Trump-Vance campaign communications director Steven Cheung said in a statement that Trump “is rightfully highlighting the failed immigration system that Kamala Harris has overseen, bringing thousands of illegal immigrants pouring into communities like Springfield and many others across the country.”

City officials have repeatedly said the claim that Haitian immigrants have arrived in Springfield illegally is not true.

During a presidential debate this month, Trump said that Haitians in Springfield are “eating the pets of the people that live there.” He has continued to spread false claims about pets in Springfield on his social media website and at rallies.

Vance has also echoed those false claims, writing in a post on X ahead of the debate about reports allegedly showing “that people have had their pets abducted and eaten by people who shouldn’t be in this country,” and later doubling down on the claims in interviews.

Springfield has responded to more than 33 bomb threats this month that have led to temporary closings and evacuations of schools and city buildings. Mayor Rob Rue has also endured threats, according to Chandra.

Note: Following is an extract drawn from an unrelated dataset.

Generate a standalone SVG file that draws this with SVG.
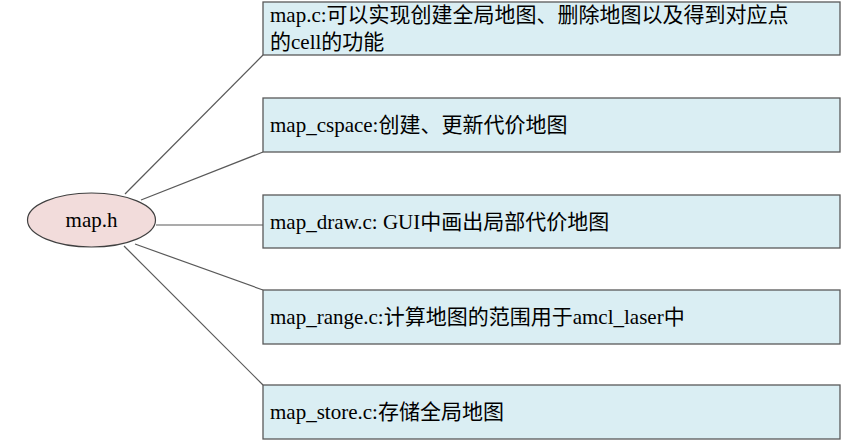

Officials in Springfield have said the allegations are meritless, with city police issuing a statement that said there were “no credible reports” of Haitian immigrants’ harming pets.

In an op-ed published by The New York Times on Friday, Ohio Gov. Mike DeWine, who had previously dismissed the claims about pet eating as “garbage,” also addressed the influx of Haitian immigration over the past three years, challenging claims that they had settled in the city unlawfully.

“They are there legally. They are there to work,” the Republican governor wrote.